▸ Provided material:

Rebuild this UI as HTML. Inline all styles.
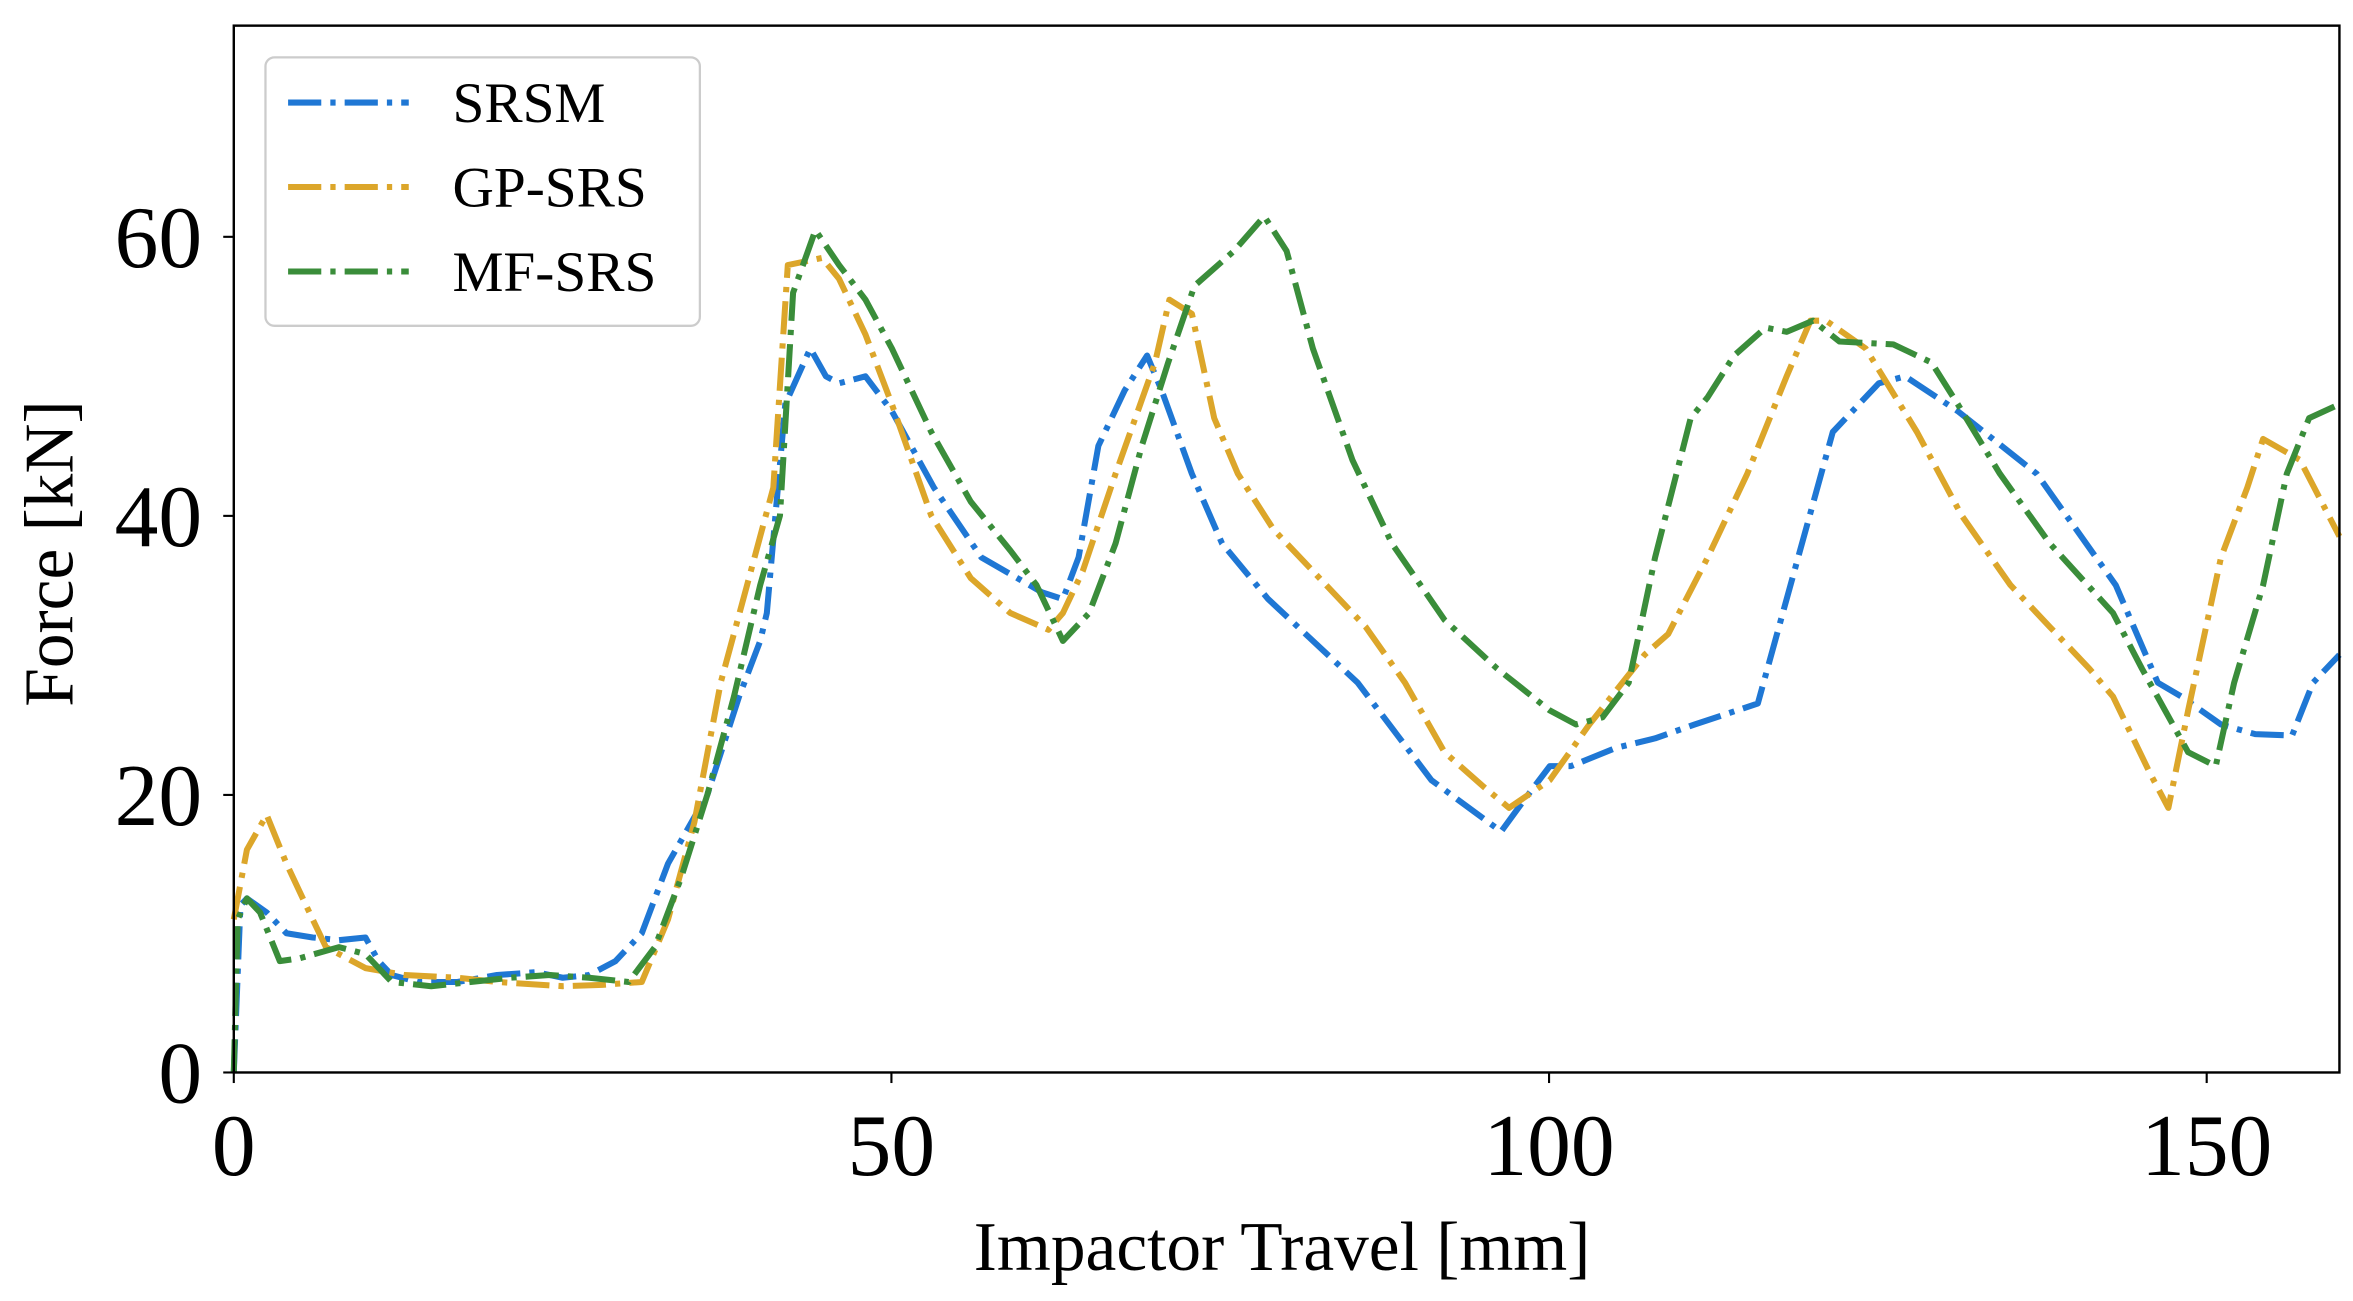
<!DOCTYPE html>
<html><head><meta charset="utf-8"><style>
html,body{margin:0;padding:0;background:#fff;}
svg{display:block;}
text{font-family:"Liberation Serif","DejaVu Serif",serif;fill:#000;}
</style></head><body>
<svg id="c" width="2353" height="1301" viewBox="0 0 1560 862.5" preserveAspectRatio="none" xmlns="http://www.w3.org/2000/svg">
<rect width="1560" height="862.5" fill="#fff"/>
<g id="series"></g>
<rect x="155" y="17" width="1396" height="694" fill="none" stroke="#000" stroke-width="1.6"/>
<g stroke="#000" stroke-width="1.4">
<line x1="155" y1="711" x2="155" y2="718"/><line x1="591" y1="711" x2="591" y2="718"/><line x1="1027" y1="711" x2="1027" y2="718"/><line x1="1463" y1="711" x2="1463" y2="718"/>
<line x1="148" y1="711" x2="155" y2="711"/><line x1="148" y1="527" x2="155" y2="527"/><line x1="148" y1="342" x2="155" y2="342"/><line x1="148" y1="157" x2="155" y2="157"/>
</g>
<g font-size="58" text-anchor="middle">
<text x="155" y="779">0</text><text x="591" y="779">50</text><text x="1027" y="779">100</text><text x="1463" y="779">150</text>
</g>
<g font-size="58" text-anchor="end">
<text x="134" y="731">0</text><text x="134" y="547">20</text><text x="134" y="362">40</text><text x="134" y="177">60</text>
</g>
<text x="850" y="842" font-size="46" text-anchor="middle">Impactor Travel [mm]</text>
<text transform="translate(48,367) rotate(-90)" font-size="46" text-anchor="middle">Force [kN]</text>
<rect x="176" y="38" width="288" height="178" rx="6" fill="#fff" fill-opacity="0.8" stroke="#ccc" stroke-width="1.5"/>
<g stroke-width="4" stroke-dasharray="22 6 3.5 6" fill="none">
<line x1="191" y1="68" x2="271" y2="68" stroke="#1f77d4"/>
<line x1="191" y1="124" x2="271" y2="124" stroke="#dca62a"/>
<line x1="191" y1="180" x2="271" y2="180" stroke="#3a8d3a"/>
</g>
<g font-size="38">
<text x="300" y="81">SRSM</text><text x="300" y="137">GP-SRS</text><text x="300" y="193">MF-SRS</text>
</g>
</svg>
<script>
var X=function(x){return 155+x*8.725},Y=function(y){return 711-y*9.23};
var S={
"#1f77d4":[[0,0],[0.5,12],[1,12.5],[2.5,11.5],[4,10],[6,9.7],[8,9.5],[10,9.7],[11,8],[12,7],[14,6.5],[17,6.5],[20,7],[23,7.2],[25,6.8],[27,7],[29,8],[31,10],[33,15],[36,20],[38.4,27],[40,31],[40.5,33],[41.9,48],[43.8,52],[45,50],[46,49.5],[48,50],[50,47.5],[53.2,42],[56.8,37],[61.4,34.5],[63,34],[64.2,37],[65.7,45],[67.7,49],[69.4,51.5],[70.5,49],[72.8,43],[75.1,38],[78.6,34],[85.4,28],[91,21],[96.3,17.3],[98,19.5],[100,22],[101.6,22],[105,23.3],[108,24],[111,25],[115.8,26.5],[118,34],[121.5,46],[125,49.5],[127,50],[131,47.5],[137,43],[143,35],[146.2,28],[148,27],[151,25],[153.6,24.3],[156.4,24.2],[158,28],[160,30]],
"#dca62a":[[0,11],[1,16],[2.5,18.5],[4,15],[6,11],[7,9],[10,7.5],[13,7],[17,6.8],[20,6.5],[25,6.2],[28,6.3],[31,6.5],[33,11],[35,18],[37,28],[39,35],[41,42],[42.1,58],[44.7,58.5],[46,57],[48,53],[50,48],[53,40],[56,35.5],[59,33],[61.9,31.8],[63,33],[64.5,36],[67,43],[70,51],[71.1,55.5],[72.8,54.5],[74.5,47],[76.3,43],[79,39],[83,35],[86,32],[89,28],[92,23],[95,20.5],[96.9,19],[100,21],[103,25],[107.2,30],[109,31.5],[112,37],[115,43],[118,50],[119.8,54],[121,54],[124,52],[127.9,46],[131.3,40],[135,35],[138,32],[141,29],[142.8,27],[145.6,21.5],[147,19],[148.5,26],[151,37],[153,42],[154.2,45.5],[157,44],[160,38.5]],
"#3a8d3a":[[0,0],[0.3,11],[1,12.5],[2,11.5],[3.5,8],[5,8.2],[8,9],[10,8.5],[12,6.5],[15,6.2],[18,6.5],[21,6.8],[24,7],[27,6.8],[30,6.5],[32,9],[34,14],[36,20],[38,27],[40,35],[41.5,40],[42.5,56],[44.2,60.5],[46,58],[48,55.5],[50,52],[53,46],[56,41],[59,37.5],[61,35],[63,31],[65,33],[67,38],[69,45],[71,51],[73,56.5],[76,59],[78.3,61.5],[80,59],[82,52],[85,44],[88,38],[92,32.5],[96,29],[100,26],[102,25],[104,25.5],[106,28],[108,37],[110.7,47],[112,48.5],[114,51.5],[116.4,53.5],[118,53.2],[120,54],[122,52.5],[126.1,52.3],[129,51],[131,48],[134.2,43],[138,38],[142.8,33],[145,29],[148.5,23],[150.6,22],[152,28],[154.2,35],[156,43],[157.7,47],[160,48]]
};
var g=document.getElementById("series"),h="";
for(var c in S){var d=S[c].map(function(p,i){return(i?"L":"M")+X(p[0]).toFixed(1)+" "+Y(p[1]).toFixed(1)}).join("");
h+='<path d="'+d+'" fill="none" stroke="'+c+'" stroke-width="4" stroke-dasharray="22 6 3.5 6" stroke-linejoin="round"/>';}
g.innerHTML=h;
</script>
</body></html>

▸ Set problem: Make an exact copy of the listing above. Do not include the pictures.

▸ Right answer:
Rebuild this UI as HTML. Inline all styles.
<!DOCTYPE html>
<html><head><meta charset="utf-8"><style>
html,body{margin:0;padding:0;background:#fff;}
svg{display:block;}
text{font-family:"Liberation Serif","DejaVu Serif",serif;fill:#000;}
</style></head><body>
<svg id="c" width="2353" height="1301" viewBox="0 0 1560 862.5" preserveAspectRatio="none" xmlns="http://www.w3.org/2000/svg">
<rect width="1560" height="862.5" fill="#fff"/>
<g id="series"></g>
<rect x="155" y="17" width="1396" height="694" fill="none" stroke="#000" stroke-width="1.6"/>
<g stroke="#000" stroke-width="1.4">
<line x1="155" y1="711" x2="155" y2="718"/><line x1="591" y1="711" x2="591" y2="718"/><line x1="1027" y1="711" x2="1027" y2="718"/><line x1="1463" y1="711" x2="1463" y2="718"/>
<line x1="148" y1="711" x2="155" y2="711"/><line x1="148" y1="527" x2="155" y2="527"/><line x1="148" y1="342" x2="155" y2="342"/><line x1="148" y1="157" x2="155" y2="157"/>
</g>
<g font-size="58" text-anchor="middle">
<text x="155" y="779">0</text><text x="591" y="779">50</text><text x="1027" y="779">100</text><text x="1463" y="779">150</text>
</g>
<g font-size="58" text-anchor="end">
<text x="134" y="731">0</text><text x="134" y="547">20</text><text x="134" y="362">40</text><text x="134" y="177">60</text>
</g>
<text x="850" y="842" font-size="46" text-anchor="middle">Impactor Travel [mm]</text>
<text transform="translate(48,367) rotate(-90)" font-size="46" text-anchor="middle">Force [kN]</text>
<rect x="176" y="38" width="288" height="178" rx="6" fill="#fff" fill-opacity="0.8" stroke="#ccc" stroke-width="1.5"/>
<g stroke-width="4" stroke-dasharray="22 6 3.5 6" fill="none">
<line x1="191" y1="68" x2="271" y2="68" stroke="#1f77d4"/>
<line x1="191" y1="124" x2="271" y2="124" stroke="#dca62a"/>
<line x1="191" y1="180" x2="271" y2="180" stroke="#3a8d3a"/>
</g>
<g font-size="38">
<text x="300" y="81">SRSM</text><text x="300" y="137">GP-SRS</text><text x="300" y="193">MF-SRS</text>
</g>
</svg>
<script>
var X=function(x){return 155+x*8.725},Y=function(y){return 711-y*9.23};
var S={
"#1f77d4":[[0,0],[0.5,12],[1,12.5],[2.5,11.5],[4,10],[6,9.7],[8,9.5],[10,9.7],[11,8],[12,7],[14,6.5],[17,6.5],[20,7],[23,7.2],[25,6.8],[27,7],[29,8],[31,10],[33,15],[36,20],[38.4,27],[40,31],[40.5,33],[41.9,48],[43.8,52],[45,50],[46,49.5],[48,50],[50,47.5],[53.2,42],[56.8,37],[61.4,34.5],[63,34],[64.2,37],[65.7,45],[67.7,49],[69.4,51.5],[70.5,49],[72.8,43],[75.1,38],[78.6,34],[85.4,28],[91,21],[96.3,17.3],[98,19.5],[100,22],[101.6,22],[105,23.3],[108,24],[111,25],[115.8,26.5],[118,34],[121.5,46],[125,49.5],[127,50],[131,47.5],[137,43],[143,35],[146.2,28],[148,27],[151,25],[153.6,24.3],[156.4,24.2],[158,28],[160,30]],
"#dca62a":[[0,11],[1,16],[2.5,18.5],[4,15],[6,11],[7,9],[10,7.5],[13,7],[17,6.8],[20,6.5],[25,6.2],[28,6.3],[31,6.5],[33,11],[35,18],[37,28],[39,35],[41,42],[42.1,58],[44.7,58.5],[46,57],[48,53],[50,48],[53,40],[56,35.5],[59,33],[61.9,31.8],[63,33],[64.5,36],[67,43],[70,51],[71.1,55.5],[72.8,54.5],[74.5,47],[76.3,43],[79,39],[83,35],[86,32],[89,28],[92,23],[95,20.5],[96.9,19],[100,21],[103,25],[107.2,30],[109,31.5],[112,37],[115,43],[118,50],[119.8,54],[121,54],[124,52],[127.9,46],[131.3,40],[135,35],[138,32],[141,29],[142.8,27],[145.6,21.5],[147,19],[148.5,26],[151,37],[153,42],[154.2,45.5],[157,44],[160,38.5]],
"#3a8d3a":[[0,0],[0.3,11],[1,12.5],[2,11.5],[3.5,8],[5,8.2],[8,9],[10,8.5],[12,6.5],[15,6.2],[18,6.5],[21,6.8],[24,7],[27,6.8],[30,6.5],[32,9],[34,14],[36,20],[38,27],[40,35],[41.5,40],[42.5,56],[44.2,60.5],[46,58],[48,55.5],[50,52],[53,46],[56,41],[59,37.5],[61,35],[63,31],[65,33],[67,38],[69,45],[71,51],[73,56.5],[76,59],[78.3,61.5],[80,59],[82,52],[85,44],[88,38],[92,32.5],[96,29],[100,26],[102,25],[104,25.5],[106,28],[108,37],[110.7,47],[112,48.5],[114,51.5],[116.4,53.5],[118,53.2],[120,54],[122,52.5],[126.1,52.3],[129,51],[131,48],[134.2,43],[138,38],[142.8,33],[145,29],[148.5,23],[150.6,22],[152,28],[154.2,35],[156,43],[157.7,47],[160,48]]
};
var g=document.getElementById("series"),h="";
for(var c in S){var d=S[c].map(function(p,i){return(i?"L":"M")+X(p[0]).toFixed(1)+" "+Y(p[1]).toFixed(1)}).join("");
h+='<path d="'+d+'" fill="none" stroke="'+c+'" stroke-width="4" stroke-dasharray="22 6 3.5 6" stroke-linejoin="round"/>';}
g.innerHTML=h;
</script>
</body></html>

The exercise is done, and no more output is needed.